DATA LINES.
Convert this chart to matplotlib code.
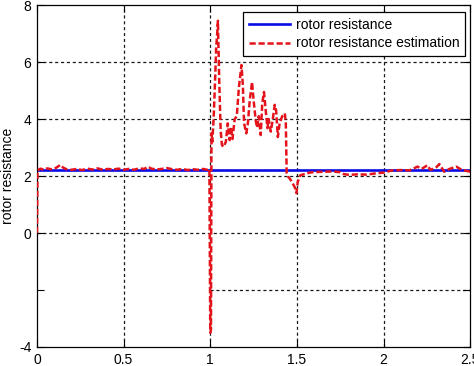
import matplotlib
matplotlib.use('Agg')
import matplotlib.pyplot as plt

plt.rcParams['font.family'] = ['Liberation Sans', 'DejaVu Sans']

# reference rotor resistance
t_ref = [0.0, 2.5]
r_ref = [2.2, 2.2]

# estimated rotor resistance
t_est = [0.0, 0.003, 0.02, 0.04, 0.06, 0.08, 0.10, 0.12, 0.135, 0.15, 0.17, 0.20,
         0.23, 0.26, 0.29, 0.32, 0.35, 0.38, 0.41, 0.44, 0.47, 0.50, 0.53, 0.56,
         0.59, 0.62, 0.64, 0.66, 0.69, 0.72, 0.75, 0.78, 0.81, 0.84, 0.87, 0.90,
         0.93, 0.96, 0.98, 0.995,
         1.0, 1.004, 1.007, 1.012, 1.02, 1.028, 1.034, 1.04, 1.044, 1.052, 1.06,
         1.067, 1.075, 1.09, 1.101, 1.112, 1.12, 1.128, 1.141, 1.153, 1.165, 1.18,
         1.188, 1.195, 1.208, 1.217, 1.228, 1.241, 1.25, 1.262, 1.27, 1.28, 1.291,
         1.30, 1.31, 1.32, 1.33, 1.337, 1.349, 1.36, 1.372, 1.38, 1.39, 1.40,
         1.415, 1.43, 1.436, 1.441, 1.45, 1.46, 1.475, 1.488, 1.497, 1.505, 1.52,
         1.545, 1.573, 1.60, 1.65, 1.70, 1.746, 1.77, 1.80, 1.85, 1.90, 1.95,
         2.0, 2.05, 2.10, 2.15, 2.196, 2.22, 2.253, 2.27, 2.30, 2.322, 2.35,
         2.38, 2.42, 2.45, 2.48, 2.5]
r_est = [0.0, 2.2, 2.26, 2.22, 2.27, 2.24, 2.25, 2.33, 2.39, 2.3, 2.24, 2.22,
         2.25, 2.21, 2.26, 2.23, 2.27, 2.22, 2.25, 2.23, 2.26, 2.22, 2.25, 2.22,
         2.27, 2.25, 2.33, 2.26, 2.23, 2.25, 2.28, 2.24, 2.22, 2.25, 2.21, 2.24,
         2.22, 2.25, 2.22, 2.25,
         -3.5, -3.4, 3.5, 3.2, 4.1, 5.4, 6.5, 7.0, 7.45, 5.3, 3.6,
         3.1, 3.02, 3.2, 3.85, 3.26, 3.72, 3.3, 4.0, 4.1, 5.1, 5.9,
         5.2, 3.85, 3.5, 3.85, 4.67, 5.3, 4.67, 3.96, 3.7, 4.1, 3.44,
         4.55, 4.95, 4.3, 3.68, 4.0, 3.56, 3.96, 4.5, 4.3, 3.37, 3.85,
         4.1, 4.2, 3.85, 2.1, 1.97, 1.9, 1.75, 1.6, 1.4, 1.8, 2.03,
         2.07, 2.12, 2.14, 2.15, 2.16, 2.14, 2.07, 2.04, 2.06, 2.05, 2.09,
         2.12, 2.2, 2.21, 2.2, 2.33, 2.25, 2.38, 2.22, 2.28, 2.42, 2.15,
         2.25, 2.33, 2.22, 2.18, 2.15]

x_ticks = [0, 0.5, 1, 1.5, 2, 2.5]
x_labels = ['0', '0.5', '1', '1.5', '2', '2.5']
y_ticks = [-4, -2, 0, 2, 4, 6, 8]
y_labels = ['-4', '', '0', '2', '4', '6', '8']

fig = plt.figure(figsize=(4.74, 3.66), dpi=100)
ax = fig.add_axes([0.078, 0.052, 0.914, 0.934])

grid_kw = dict(color='#1a1a1a', linewidth=0.9, linestyle=(0, (2.5, 2.2)), zorder=1)
for xt in x_ticks[1:-1]:
    ax.axvline(xt, **grid_kw)
for yt in y_ticks[1:-1]:
    if yt == -2:
        # this grid line only shows to the right of t = 1
        ax.hlines(yt, 1.0, 2.5, **grid_kw)
    else:
        ax.axhline(yt, **grid_kw)

ax.plot(t_ref, r_ref, color='#0a0ae6', linewidth=1.9, label='rotor resistance', zorder=2)
ax.plot(t_est, r_est, color='#e4141c', linewidth=1.8, dashes=(2.5, 1.1),
        label='rotor resistance estimation', zorder=3)

ax.set_xlim(0, 2.5)
ax.set_ylim(-4, 8)
ax.set_xticks(x_ticks)
ax.set_xticklabels(x_labels)
ax.set_yticks(y_ticks)
ax.set_yticklabels(y_labels)
ax.tick_params(direction='in', top=True, right=True, length=5, width=0.8,
               labelsize=10, pad=4)
for s in ax.spines.values():
    s.set_linewidth(0.9)

ax.set_ylabel('rotor resistance', fontsize=10)
ax.yaxis.set_label_coords(-0.05, 0.5)

leg = ax.legend(loc='upper right', bbox_to_anchor=(465 / 474, 1 - 12 / 366),
                bbox_transform=fig.transFigure, fontsize=10, fancybox=False,
                framealpha=1, edgecolor='black', handlelength=3.0,
                handletextpad=0.4, borderpad=0.4, labelspacing=0.35,
                borderaxespad=0)
leg.get_frame().set_linewidth(0.9)

fig.savefig('out.png', dpi=100)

PROBLEM DESCRIPTION.
Exactly restate the lines from the beginning of the data through the line with "r_ref = [2.2, 2.2]", and no others, keeping pictures out.

RIGHT ANSWER.
Convert this chart to matplotlib code.
import matplotlib
matplotlib.use('Agg')
import matplotlib.pyplot as plt

plt.rcParams['font.family'] = ['Liberation Sans', 'DejaVu Sans']

# reference rotor resistance
t_ref = [0.0, 2.5]
r_ref = [2.2, 2.2]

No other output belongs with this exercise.